# [Task brief]
Copy exactly, leaving out every image, the lines from the one with "Rebuild this chart" through the one with "const chartData = YEARS.map((year, i)", inclusive.

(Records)
+ + +
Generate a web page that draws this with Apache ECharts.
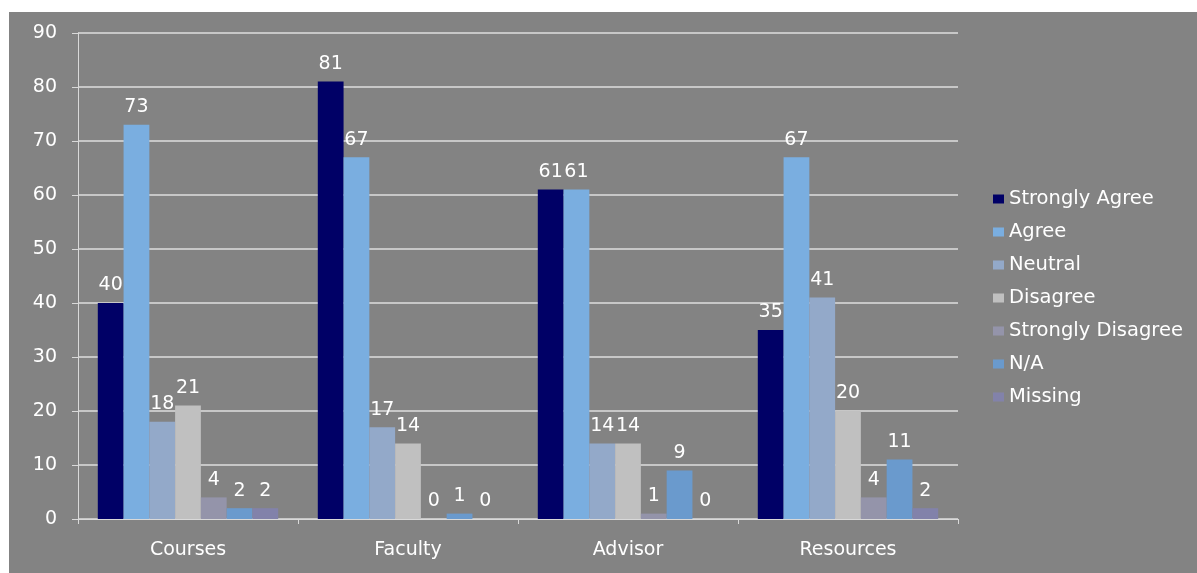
<!DOCTYPE html>
<html>
<head>
<meta charset="utf-8">
<script src="https://cdn.jsdelivr.net/npm/echarts@6/dist/echarts.min.js"></script>
<style>
  html, body { margin: 0; padding: 0; background: #ffffff; }
  #main { position: absolute; left: 9px; top: 12px; width: 1188px; height: 561px; }
</style>
</head>
<body>
<div id="main"></div>
<script>
// categorias e valores
const categorias = ['Courses', 'Faculty', 'Advisor', 'Resources'];
const respostas = ['Strongly Agree', 'Agree', 'Neutral', 'Disagree', 'Strongly Disagree', 'N/A', 'Missing'];

const stronglyAgree = [40, 81, 61, 35];
const agree = [73, 67, 61, 67];
const neutral = [18, 17, 14, 41];
const disagree = [21, 14, 14, 20];
const stronglyDisagree = [4, 0, 1, 4];
const na = [2, 1, 9, 11];
const missing = [2, 0, 0, 2];

const valores = [stronglyAgree, agree, neutral, disagree, stronglyDisagree, na, missing];
const cores = ['#000066', '#7aaee0', '#93a9c9', '#c0c0c0', '#9494aa', '#6a9acd', '#8282aa'];

const fonte = 'DejaVu Sans';

var chartDom = document.getElementById('main');
var myChart = echarts.init(chartDom);
var option;

option = {
  backgroundColor: '#838383',
  animation: false,
  grid: {
    left: 69,
    right: 239,
    top: 21,
    bottom: 54
  },
  legend: {
    orient: 'vertical',
    left: 979,
    top: 172,
    itemWidth: 11,
    itemHeight: 9,
    itemGap: 13,
    itemTextGap: 5,
    icon: 'rect',
    textStyle: { color: '#ffffff', fontFamily: fonte, fontSize: 19.5, lineHeight: 20 },
    data: respostas
  },
  xAxis: {
    type: 'category',
    data: categorias,
    axisLine: { lineStyle: { color: '#d9d9d9', width: 1 } },
    axisTick: { show: true, length: 5, lineStyle: { color: '#d9d9d9' } },
    axisLabel: { color: '#ffffff', fontFamily: fonte, fontSize: 19, margin: 22 }
  },
  yAxis: {
    type: 'value',
    min: 0,
    max: 90,
    interval: 10,
    axisLine: { show: true, lineStyle: { color: '#d9d9d9', width: 1 } },
    axisTick: { show: true, length: 6, lineStyle: { color: '#d9d9d9' } },
    axisLabel: { color: '#ffffff', fontFamily: fonte, fontSize: 19, margin: 21 },
    splitLine: { lineStyle: { color: '#dedede', width: 1.5 } }
  },
  series: respostas.map(function (nome, i) {
    return {
      name: nome,
      type: 'bar',
      data: valores[i],
      barGap: '0%',
      barCategoryGap: '18%',
      itemStyle: { color: cores[i] },
      label: {
        show: true,
        position: 'top',
        distance: 8,
        color: '#ffffff',
        fontFamily: fonte,
        fontSize: 19
      }
    };
  })
};

option && myChart.setOption(option);
</script>
</body>
</html>
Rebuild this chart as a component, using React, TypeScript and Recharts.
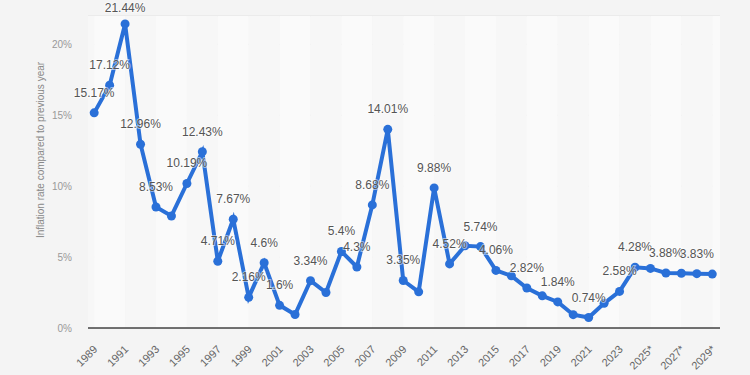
import React from 'react';
import {
  LineChart,
  Line,
  XAxis,
  YAxis,
  CartesianGrid,
  ReferenceArea,
  LabelList,
} from 'recharts';

const YEARS = [
  1989, 1990, 1991, 1992, 1993, 1994, 1995, 1996, 1997, 1998, 1999, 2000, 2001, 2002,
  2003, 2004, 2005, 2006, 2007, 2008, 2009, 2010, 2011, 2012, 2013, 2014, 2015, 2016,
  2017, 2018, 2019, 2020, 2021, 2022, 2023, 2024, 2025, 2026, 2027, 2028, 2029,
];

const INFLATION = [
  15.17, 17.12, 21.44, 12.96, 8.53, 7.9, 10.19, 12.43, 4.71, 7.67, 2.16, 4.6, 1.6, 0.95,
  3.34, 2.5, 5.4, 4.3, 8.68, 14.01, 3.35, 2.55, 9.88, 4.52, 5.8, 5.74, 4.06, 3.68,
  2.82, 2.27, 1.84, 0.94, 0.74, 1.74, 2.58, 4.28, 4.2, 3.88, 3.86, 3.83, 3.8,
];

// years whose value label is shown (others are hidden to avoid overlap)
const LABELED_YEARS = [
  1989, 1990, 1991, 1992, 1993, 1995, 1996, 1997, 1998, 1999, 2000, 2001, 2003, 2005,
  2006, 2007, 2008, 2009, 2011, 2012, 2014, 2015, 2017, 2019, 2021, 2023, 2024, 2026,
  2028,
];

const X_TICKS = [
  1989, 1991, 1993, 1995, 1997, 1999, 2001, 2003, 2005, 2007, 2009, 2011, 2013, 2015,
  2017, 2019, 2021, 2023, 2025, 2027, 2029,
];

const FORECAST_FROM = 2025;
const Y_TICKS = [0, 5, 10, 15, 20];

const X_DOMAIN: [number, number] = [1988.6, 2029.5];
const BLUE = '#2a70d8';
const FONT = '"Liberation Sans", Arial, sans-serif';

const chartData = YEARS.map((year, i) => ({ year, value: INFLATION[i] }));

// alternating vertical bands between odd-year ticks
const bandEdges = [X_DOMAIN[0], ...X_TICKS, X_DOMAIN[1]];
const bands = bandEdges.slice(0, -1).map((x1, i) => ({
  x1,
  x2: bandEdges[i + 1],
  fill: i % 2 === 0 ? '#f7f7f7' : '#fafafa',
}));

const formatPct = (v: number) => `${v}%`;

function ValueLabel(props: any) {
  const { x, y, value, index } = props;
  if (!LABELED_YEARS.includes(YEARS[index])) return null;
  // keep the topmost label inside the picture
  const ty = Math.max(y - 16, 12);
  return (
    <text
      x={x}
      y={ty}
      textAnchor="middle"
      fontSize={12}
      fontFamily={FONT}
      fill="#555"
      stroke="#ffffff"
      strokeWidth={2}
      strokeOpacity={0.5}
      paintOrder="stroke"
    >
      {formatPct(value)}
    </text>
  );
}

function YearTick(props: any) {
  const { x, y, payload } = props;
  const label = payload.value >= FORECAST_FROM ? `${payload.value}*` : `${payload.value}`;
  const tx = x + 4;
  const ty = y + 14;
  return (
    <text
      x={tx}
      y={ty}
      textAnchor="end"
      fontSize={11}
      fontFamily={FONT}
      fill="#666"
      transform={`rotate(-45, ${tx}, ${ty})`}
    >
      {label}
    </text>
  );
}

export default function App() {
  return (
    <div
      style={{
        position: 'fixed',
        left: 0,
        top: 0,
        width: 750,
        height: 375,
        background: '#f4f4f4',
        fontFamily: FONT,
      }}
    >
      <div
        style={{
          position: 'absolute',
          left: 40,
          top: 150,
          transform: 'translate(-50%, -50%) rotate(-90deg)',
          whiteSpace: 'nowrap',
          fontSize: 10,
          color: '#888',
        }}
      >
        Inflation rate compared to previous year
      </div>
      <LineChart
        width={750}
        height={375}
        data={chartData}
        margin={{ top: 16, right: 30, bottom: 7, left: 30 }}
      >
        {bands.map((b) => (
          <ReferenceArea
            key={b.x1}
            x1={b.x1}
            x2={b.x2}
            fill={b.fill}
            fillOpacity={1}
            stroke="none"
            ifOverflow="hidden"
          />
        ))}
        <CartesianGrid vertical={false} stroke="#e2e2e2" />
        <XAxis
          dataKey="year"
          type="number"
          domain={X_DOMAIN}
          ticks={X_TICKS}
          interval={0}
          height={40}
          tickLine={false}
          stroke="#444"
          strokeWidth={1.5}
          tick={<YearTick />}
        />
        <YAxis
          width={58}
          domain={[0, 22]}
          ticks={Y_TICKS}
          axisLine={false}
          tickLine={false}
          tickSize={0}
          tickMargin={16}
          tickFormatter={formatPct}
          tick={{ fontSize: 10, fill: '#999', fontFamily: FONT }}
        />
        <Line
          type="linear"
          dataKey="value"
          stroke={BLUE}
          strokeWidth={4}
          dot={{ r: 4.5, fill: BLUE, stroke: BLUE, strokeWidth: 0 }}
          isAnimationActive={false}
        >
          <LabelList dataKey="value" content={<ValueLabel />} />
        </Line>
      </LineChart>
    </div>
  );
}
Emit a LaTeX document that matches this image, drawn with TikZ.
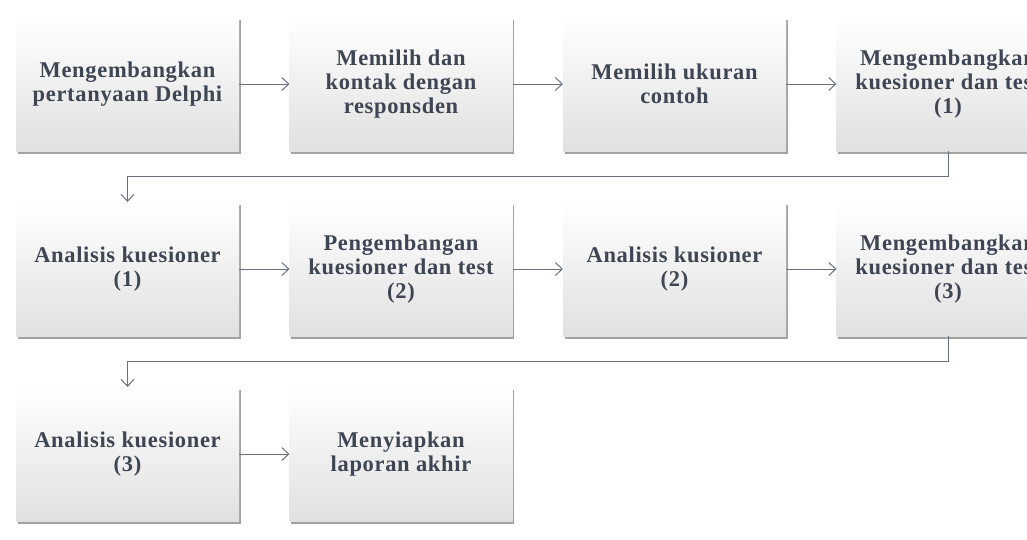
+ + +
# [Finished exercise]
Rebuild this chart as a component, using React, TypeScript and Recharts.
import React from 'react';
import {
  LineChart,
  Line,
  XAxis,
  YAxis,
  CartesianGrid,
  ReferenceArea,
  LabelList,
} from 'recharts';

const YEARS = [
  1989, 1990, 1991, 1992, 1993, 1994, 1995, 1996, 1997, 1998, 1999, 2000, 2001, 2002,
  2003, 2004, 2005, 2006, 2007, 2008, 2009, 2010, 2011, 2012, 2013, 2014, 2015, 2016,
  2017, 2018, 2019, 2020, 2021, 2022, 2023, 2024, 2025, 2026, 2027, 2028, 2029,
];

const INFLATION = [
  15.17, 17.12, 21.44, 12.96, 8.53, 7.9, 10.19, 12.43, 4.71, 7.67, 2.16, 4.6, 1.6, 0.95,
  3.34, 2.5, 5.4, 4.3, 8.68, 14.01, 3.35, 2.55, 9.88, 4.52, 5.8, 5.74, 4.06, 3.68,
  2.82, 2.27, 1.84, 0.94, 0.74, 1.74, 2.58, 4.28, 4.2, 3.88, 3.86, 3.83, 3.8,
];

// years whose value label is shown (others are hidden to avoid overlap)
const LABELED_YEARS = [
  1989, 1990, 1991, 1992, 1993, 1995, 1996, 1997, 1998, 1999, 2000, 2001, 2003, 2005,
  2006, 2007, 2008, 2009, 2011, 2012, 2014, 2015, 2017, 2019, 2021, 2023, 2024, 2026,
  2028,
];

const X_TICKS = [
  1989, 1991, 1993, 1995, 1997, 1999, 2001, 2003, 2005, 2007, 2009, 2011, 2013, 2015,
  2017, 2019, 2021, 2023, 2025, 2027, 2029,
];

const FORECAST_FROM = 2025;
const Y_TICKS = [0, 5, 10, 15, 20];

const X_DOMAIN: [number, number] = [1988.6, 2029.5];
const BLUE = '#2a70d8';
const FONT = '"Liberation Sans", Arial, sans-serif';

const chartData = YEARS.map((year, i) => ({ year, value: INFLATION[i] }));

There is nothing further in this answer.